(Entries with chart source code)
^^^^^^^^
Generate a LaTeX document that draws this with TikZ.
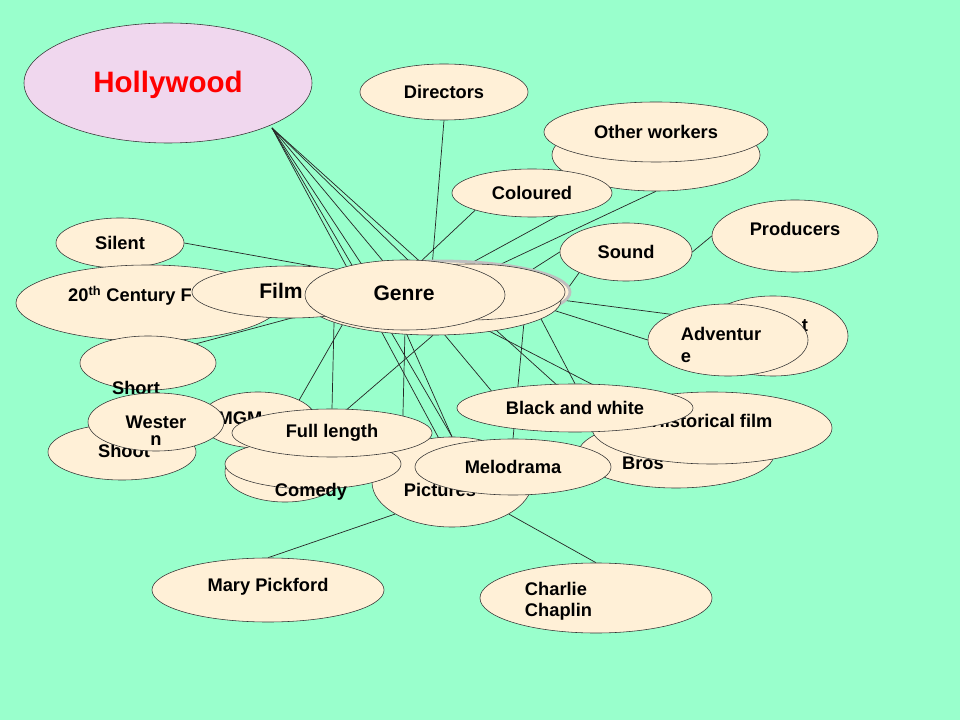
\documentclass[tikz,border=0pt]{standalone}
\usepackage{fontspec}
\setmainfont{Liberation Sans}
\usetikzlibrary{shapes.geometric,backgrounds}
\definecolor{bg}{RGB}{153,255,204}
\definecolor{bub}{RGB}{255,240,215}
\definecolor{holly}{RGB}{240,215,238}
\tikzset{
  bubble/.style={ellipse, draw=black!80, fill=bub, inner sep=0pt},
  word/.style={font=\fontsize{13}{15}\selectfont\bfseries, align=left},
  link/.style={draw=black!85, line width=0.5pt}
}
\newcommand{\bubbleat}[5]{\node[bubble, minimum width=#3*0.05cm, minimum height=#4*0.05cm] (#1) at (#2) {};}
\begin{document}
\begin{tikzpicture}[x=0.025cm, y=-0.025cm]
  \useasboundingbox (0,0) rectangle (960,720);

  % --- BUBBLES, back to front ---
  \node[ellipse, draw=black!80, fill=holly, minimum width=288*0.025cm, minimum height=120*0.025cm] (hollywood) at (168,83) {};
  \node[text=red, font=\fontsize{21}{24}\selectfont\bfseries] (hollytxt) at (168,85) {Hollywood};
  \bubbleat{directors}{444,92}{84}{28}{}
  \bubbleat{workersb}{656,155}{104}{36}{}
  \bubbleat{workers}{656,132}{112}{30}{}
  \bubbleat{coloured}{532,193}{80}{24}{}
  \bubbleat{producers}{795,236}{83}{36}{}
  \bubbleat{sound}{626,252}{66}{29}{}
  \bubbleat{silent}{120,243}{64}{25}{}
  \bubbleat{fox}{148,303}{132}{38}{}
  \bubbleat{shortb}{148,363}{68}{27}{}
  \bubbleat{shoot}{122,452}{74}{28}{}
  \bubbleat{mgm}{258,420}{58}{28}{}
  \bubbleat{feature}{773,336}{75}{40}{}
  \node[word] (featuretxt) at (805,326) {t};
  \bubbleat{adventure}{728,340}{80}{36}{}
  \node[word] (shorttxt) at (136,388) {Short};
  \node[word] (foxtxt) at (130,296) {20\textsuperscript{th} Century F};

  % central cluster
  \node[ellipse, draw=black!25, line width=2pt, fill=bub, minimum width=260*0.025cm, minimum height=62*0.025cm] (clusterb) at (440,292) {};
  \bubbleat{clustera}{433,300}{128}{35}{}
  \bubbleat{clusterc}{470,292}{95}{28}{}
  \bubbleat{film}{290,292}{98}{26}{}
  \node[word, font=\fontsize{15}{17}\selectfont\bfseries] (filmtxt) at (281,291) {Film};
  \bubbleat{genre}{405,295}{100}{35}{}
  \node[word, font=\fontsize{15}{17}\selectfont\bfseries] (genretxt) at (404,293) {Genre};
  \node[word] (shoottxt) at (124,451) {Shoot};
  \node[word] (mgmtxt) at (240,418) {MGM};

  \bubbleat{western}{156,422}{68}{29}{}
  \node[word, align=center] (westerntxt) at (156,431) {Wester\\[-3pt]n};
  \bubbleat{comedyb}{285,472}{60}{30}{}
  \bubbleat{pictures}{452,482}{80}{45}{}
  \node[word] (picturestxt) at (440,490) {Pictures};
  \bubbleat{comedy}{313,464}{88}{25}{}
  \node[word] (comedytxt) at (311,492) {Comedy};
  \bubbleat{fulllength}{332,433}{100}{24}{}
  \bubbleat{warner}{676,454}{98}{34}{}
  \node[word] (warnertxt) at (643,463) {Bros};
  \bubbleat{historical}{712,428}{120}{36}{}
  \node[word] (historicaltxt) at (712,421) {Historical film};
  \bubbleat{bw}{575,408}{118}{24}{}
  \bubbleat{melodrama}{513,467}{98}{28}{}
  \bubbleat{mary}{268,590}{116}{32}{}
  \bubbleat{charlie}{596,598}{116}{35}{}

  % --- TEXTS ---
  \node[word] at (directors) {Directors};
  \node[word] at (workers) {Other workers};
  \node[word] at (coloured) {Coloured};
  \node[word] at ([yshift=5]producers) {Producers};
  \node[word] at (sound) {Sound};
  \node[word] at (silent) {Silent};
  \node[word, anchor=west] at (676,345) {Adventur\\e};
  \node[word] at (fulllength) {Full length};
  \node[word] at (bw) {Black and white};
  \node[word] at (melodrama) {Melodrama};
  \node[word] at ([yshift=2]mary) {Mary Pickford};
  \node[word, anchor=west] at (520,601) {Charlie\\Chaplin};

  % --- LINKS (behind) ---
  \begin{scope}[on background layer]
    \fill[bg] (0,0) rectangle (960,720);
    \foreach \t in {genre.south, clusterc.south, bw.north west, pictures.north, warner.north west, melodrama.north west}
      \draw[link] (272,128) -- (\t);
    \draw[link] (directors.south) -- (430,292);
    \draw[link] (coloured.south west) -- (film.east);
    \draw[link] (workersb.south) -- (genretxt.east);
    \draw[link] (workers.south) -- (clusterc.north);
    \draw[link] (sound.west) -- (clusterb.north east);
    \draw[link] (sound.south west) -- (clusterc.east);
    \draw[link] (producers.west) -- (sound.east);
    \draw[link] (silent.east) -- (genre.north west);
    \draw[link] (genre.east) -- (adventure.west);
    \draw[link] (clustera.east) -- (adventure.north west);
    \draw[link] (genretxt.south east) -- (historical.north west);
    \draw[link] (shortb.north east) -- (film.east);
    \draw[link] (mgm.north east) -- (clustera.south west);
    \draw[link] (fulllength.north) -- (genre.south west);
    \draw[link] (fulllength.north east) -- (genre.south);
    \draw[link] (comedy.north) -- (clustera.south);
    \draw[link] (pictures.north) -- (genre.south);
    \draw[link] (melodrama.north) -- (clustera.south east);
    \draw[link] (bw.north) -- (clusterc.south east);
    \draw[link] (pictures.south west) -- (mary.north);
    \draw[link] (pictures.south east) -- (charlie.north);
  \end{scope}
\end{tikzpicture}
\end{document}
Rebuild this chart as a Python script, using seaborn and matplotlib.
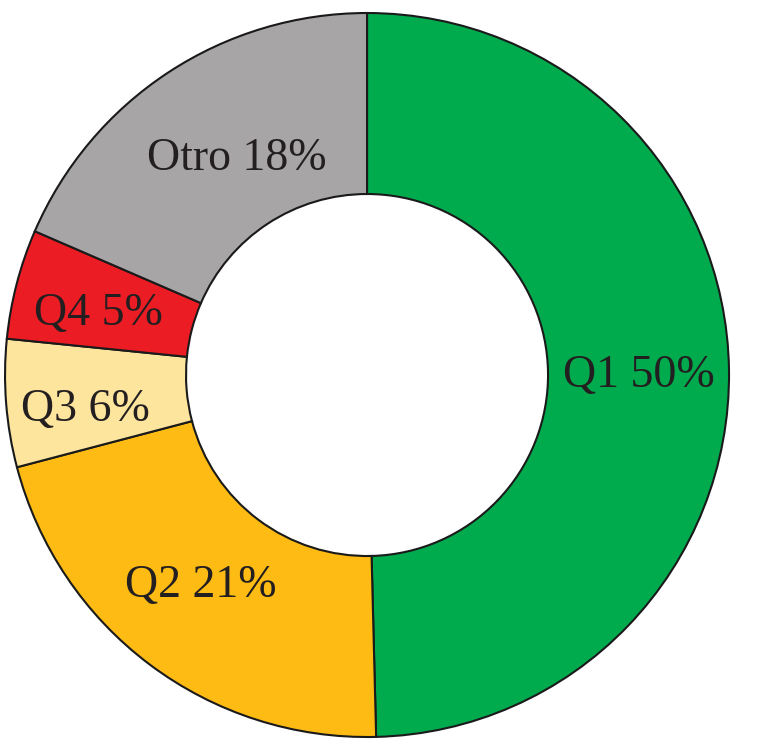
import matplotlib.pyplot as plt
import seaborn as sns

categories = ["Q1", "Q2", "Q3", "Q4", "Otro"]
shares = [49.6, 21.3, 5.7, 4.9, 18.5]
pct_labels = ["50%", "21%", "6%", "5%", "18%"]
colors = ["#00AB4E", "#FDBB13", "#FEE59E", "#EC1C24", "#A7A5A6"]


def main():
    sns.set_theme(style="white")
    plt.rcParams["font.family"] = ["Liberation Serif", "DejaVu Serif"]

    fig = plt.figure(figsize=(7.74, 7.56), dpi=100)
    ax = fig.add_axes([0.0065, 0.0251, 0.9354, 0.9577])

    labels = [f"{c} {p}" for c, p in zip(categories, pct_labels)]

    wedges, texts = ax.pie(
        shares,
        labels=labels,
        colors=colors,
        startangle=90,
        counterclock=False,
        labeldistance=0.75,
        wedgeprops=dict(width=0.5, edgecolor="#1a1a1a", linewidth=1.5),
        textprops=dict(fontsize=33, color="#231F20"),
    )

    # small hand nudges so the labels sit where the original has them
    nudges = [(0.0, -0.011), (-0.008, 0.019), (-0.030, -0.036),
              (-0.017, -0.019), (0.052, -0.030)]
    for t, (dx, dy) in zip(texts, nudges):
        x, y = t.get_position()
        t.set_position((x + dx, y + dy))
        t.set_horizontalalignment("center")
        t.set_verticalalignment("center")

    ax.set_xlim(-1.0, 1.0)
    ax.set_ylim(-1.0, 1.0)
    ax.set_aspect("equal")
    ax.axis("off")

    fig.savefig("out.png", dpi=100, facecolor="white")


if __name__ == "__main__":
    main()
^^^^^^^^
Challenge>
Write out the records above exactly as they stand, leaving out every picture.

Correct answer>
Generate a LaTeX document that draws this with TikZ.
\documentclass[tikz,border=0pt]{standalone}
\usepackage{fontspec}
\setmainfont{Liberation Sans}
\usetikzlibrary{shapes.geometric,backgrounds}
\definecolor{bg}{RGB}{153,255,204}
\definecolor{bub}{RGB}{255,240,215}
\definecolor{holly}{RGB}{240,215,238}
\tikzset{
  bubble/.style={ellipse, draw=black!80, fill=bub, inner sep=0pt},
  word/.style={font=\fontsize{13}{15}\selectfont\bfseries, align=left},
  link/.style={draw=black!85, line width=0.5pt}
}
\newcommand{\bubbleat}[5]{\node[bubble, minimum width=#3*0.05cm, minimum height=#4*0.05cm] (#1) at (#2) {};}
\begin{document}
\begin{tikzpicture}[x=0.025cm, y=-0.025cm]
  \useasboundingbox (0,0) rectangle (960,720);

  % --- BUBBLES, back to front ---
  \node[ellipse, draw=black!80, fill=holly, minimum width=288*0.025cm, minimum height=120*0.025cm] (hollywood) at (168,83) {};
  \node[text=red, font=\fontsize{21}{24}\selectfont\bfseries] (hollytxt) at (168,85) {Hollywood};
  \bubbleat{directors}{444,92}{84}{28}{}
  \bubbleat{workersb}{656,155}{104}{36}{}
  \bubbleat{workers}{656,132}{112}{30}{}
  \bubbleat{coloured}{532,193}{80}{24}{}
  \bubbleat{producers}{795,236}{83}{36}{}
  \bubbleat{sound}{626,252}{66}{29}{}
  \bubbleat{silent}{120,243}{64}{25}{}
  \bubbleat{fox}{148,303}{132}{38}{}
  \bubbleat{shortb}{148,363}{68}{27}{}
  \bubbleat{shoot}{122,452}{74}{28}{}
  \bubbleat{mgm}{258,420}{58}{28}{}
  \bubbleat{feature}{773,336}{75}{40}{}
  \node[word] (featuretxt) at (805,326) {t};
  \bubbleat{adventure}{728,340}{80}{36}{}
  \node[word] (shorttxt) at (136,388) {Short};
  \node[word] (foxtxt) at (130,296) {20\textsuperscript{th} Century F};

  % central cluster
  \node[ellipse, draw=black!25, line width=2pt, fill=bub, minimum width=260*0.025cm, minimum height=62*0.025cm] (clusterb) at (440,292) {};
  \bubbleat{clustera}{433,300}{128}{35}{}
  \bubbleat{clusterc}{470,292}{95}{28}{}
  \bubbleat{film}{290,292}{98}{26}{}
  \node[word, font=\fontsize{15}{17}\selectfont\bfseries] (filmtxt) at (281,291) {Film};
  \bubbleat{genre}{405,295}{100}{35}{}
  \node[word, font=\fontsize{15}{17}\selectfont\bfseries] (genretxt) at (404,293) {Genre};
  \node[word] (shoottxt) at (124,451) {Shoot};
  \node[word] (mgmtxt) at (240,418) {MGM};

  \bubbleat{western}{156,422}{68}{29}{}
  \node[word, align=center] (westerntxt) at (156,431) {Wester\\[-3pt]n};
  \bubbleat{comedyb}{285,472}{60}{30}{}
  \bubbleat{pictures}{452,482}{80}{45}{}
  \node[word] (picturestxt) at (440,490) {Pictures};
  \bubbleat{comedy}{313,464}{88}{25}{}
  \node[word] (comedytxt) at (311,492) {Comedy};
  \bubbleat{fulllength}{332,433}{100}{24}{}
  \bubbleat{warner}{676,454}{98}{34}{}
  \node[word] (warnertxt) at (643,463) {Bros};
  \bubbleat{historical}{712,428}{120}{36}{}
  \node[word] (historicaltxt) at (712,421) {Historical film};
  \bubbleat{bw}{575,408}{118}{24}{}
  \bubbleat{melodrama}{513,467}{98}{28}{}
  \bubbleat{mary}{268,590}{116}{32}{}
  \bubbleat{charlie}{596,598}{116}{35}{}

  % --- TEXTS ---
  \node[word] at (directors) {Directors};
  \node[word] at (workers) {Other workers};
  \node[word] at (coloured) {Coloured};
  \node[word] at ([yshift=5]producers) {Producers};
  \node[word] at (sound) {Sound};
  \node[word] at (silent) {Silent};
  \node[word, anchor=west] at (676,345) {Adventur\\e};
  \node[word] at (fulllength) {Full length};
  \node[word] at (bw) {Black and white};
  \node[word] at (melodrama) {Melodrama};
  \node[word] at ([yshift=2]mary) {Mary Pickford};
  \node[word, anchor=west] at (520,601) {Charlie\\Chaplin};

  % --- LINKS (behind) ---
  \begin{scope}[on background layer]
    \fill[bg] (0,0) rectangle (960,720);
    \foreach \t in {genre.south, clusterc.south, bw.north west, pictures.north, warner.north west, melodrama.north west}
      \draw[link] (272,128) -- (\t);
    \draw[link] (directors.south) -- (430,292);
    \draw[link] (coloured.south west) -- (film.east);
    \draw[link] (workersb.south) -- (genretxt.east);
    \draw[link] (workers.south) -- (clusterc.north);
    \draw[link] (sound.west) -- (clusterb.north east);
    \draw[link] (sound.south west) -- (clusterc.east);
    \draw[link] (producers.west) -- (sound.east);
    \draw[link] (silent.east) -- (genre.north west);
    \draw[link] (genre.east) -- (adventure.west);
    \draw[link] (clustera.east) -- (adventure.north west);
    \draw[link] (genretxt.south east) -- (historical.north west);
    \draw[link] (shortb.north east) -- (film.east);
    \draw[link] (mgm.north east) -- (clustera.south west);
    \draw[link] (fulllength.north) -- (genre.south west);
    \draw[link] (fulllength.north east) -- (genre.south);
    \draw[link] (comedy.north) -- (clustera.south);
    \draw[link] (pictures.north) -- (genre.south);
    \draw[link] (melodrama.north) -- (clustera.south east);
    \draw[link] (bw.north) -- (clusterc.south east);
    \draw[link] (pictures.south west) -- (mary.north);
    \draw[link] (pictures.south east) -- (charlie.north);
  \end{scope}
\end{tikzpicture}
\end{document}
Rebuild this chart as a Python script, using seaborn and matplotlib.
import matplotlib.pyplot as plt
import seaborn as sns

categories = ["Q1", "Q2", "Q3", "Q4", "Otro"]
shares = [49.6, 21.3, 5.7, 4.9, 18.5]
pct_labels = ["50%", "21%", "6%", "5%", "18%"]
colors = ["#00AB4E", "#FDBB13", "#FEE59E", "#EC1C24", "#A7A5A6"]


def main():
    sns.set_theme(style="white")
    plt.rcParams["font.family"] = ["Liberation Serif", "DejaVu Serif"]

    fig = plt.figure(figsize=(7.74, 7.56), dpi=100)
    ax = fig.add_axes([0.0065, 0.0251, 0.9354, 0.9577])

    labels = [f"{c} {p}" for c, p in zip(categories, pct_labels)]

    wedges, texts = ax.pie(
        shares,
        labels=labels,
        colors=colors,
        startangle=90,
        counterclock=False,
        labeldistance=0.75,
        wedgeprops=dict(width=0.5, edgecolor="#1a1a1a", linewidth=1.5),
        textprops=dict(fontsize=33, color="#231F20"),
    )

    # small hand nudges so the labels sit where the original has them
    nudges = [(0.0, -0.011), (-0.008, 0.019), (-0.030, -0.036),
              (-0.017, -0.019), (0.052, -0.030)]
    for t, (dx, dy) in zip(texts, nudges):
        x, y = t.get_position()
        t.set_position((x + dx, y + dy))
        t.set_horizontalalignment("center")
        t.set_verticalalignment("center")

    ax.set_xlim(-1.0, 1.0)
    ax.set_ylim(-1.0, 1.0)
    ax.set_aspect("equal")
    ax.axis("off")

    fig.savefig("out.png", dpi=100, facecolor="white")


if __name__ == "__main__":
    main()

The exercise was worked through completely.